I recently had a problem with Rails and Sidekiq that confused the heck out of me for an embarrassingly long time so I thought I'd document. Sidekiq is an asynchronous job processor that allows you to defer a long running routine so a collection of other computing resources take care of it. In this case it was a data extraction routine which should have written some records to the database. I deployed the code to AWS, made an image and then launched 180 instances to process the data. Each of the instances was configured with Sidekiq on boot so the minute that AWS launched the instance they would all start churning thru the data with the very best threading that Mike Perham can bring to bear on the problem. Mike is the author of Sidekiq, a great member of the Open Source community and the best threaded programmer I've ran across in years and years.

This all started with a bug where the data sharding call was being made but data was ending up in the wrong table. The error, naturally, was in my application code but the true error was in my debugging approach. I fixed the code, verified it locally and locally via Sidekiq and then deployed. Then I tried it on the box where I made the AMI from. And I got back a hash from the async call indicating that SideKiq got it – but nothing happened. blink More changes and debugging calls and such were made and I still never saw the data flow into the database tables. Then I got the bright idea – take Sidekiq out and call the method directly without the async and lo and behold it worked. Sigh.

At this point I went away from the screen and worked on documentation for a while while I just thought about it. A second debugging session finally solved it.

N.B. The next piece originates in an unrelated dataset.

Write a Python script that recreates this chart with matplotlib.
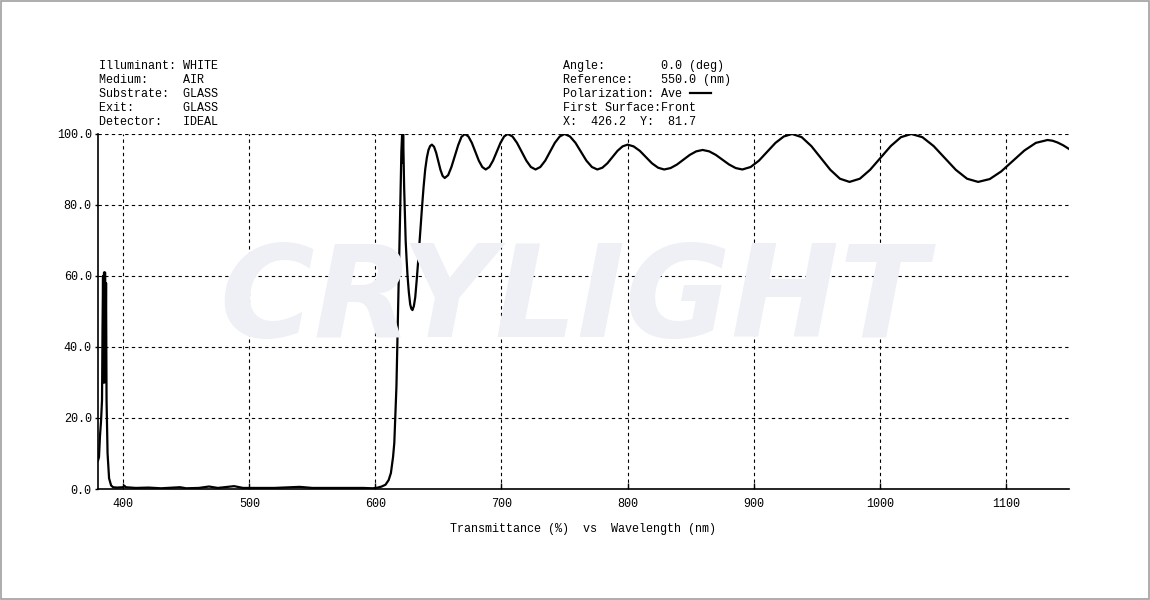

Here's what was going on:

  • 1 box, the source of the AMI, is being used to load the data into SideKiq
  • 180 other boxes are sitting idly saying "Got something for me to do? No – I want to do it! Me too!"
  • The bug was STILL in the 180 boxes because I never shut them down and relaunched them from the AMI
  • Even though I was working on a box that was shoving the data into Sidekiq and had the right, working code, one of the other boxes was simply picking it up first

The solution was to shut down the 180 boxes, re-make the AMI, relaunch the 180 boxes and feed Sidekiq the data again.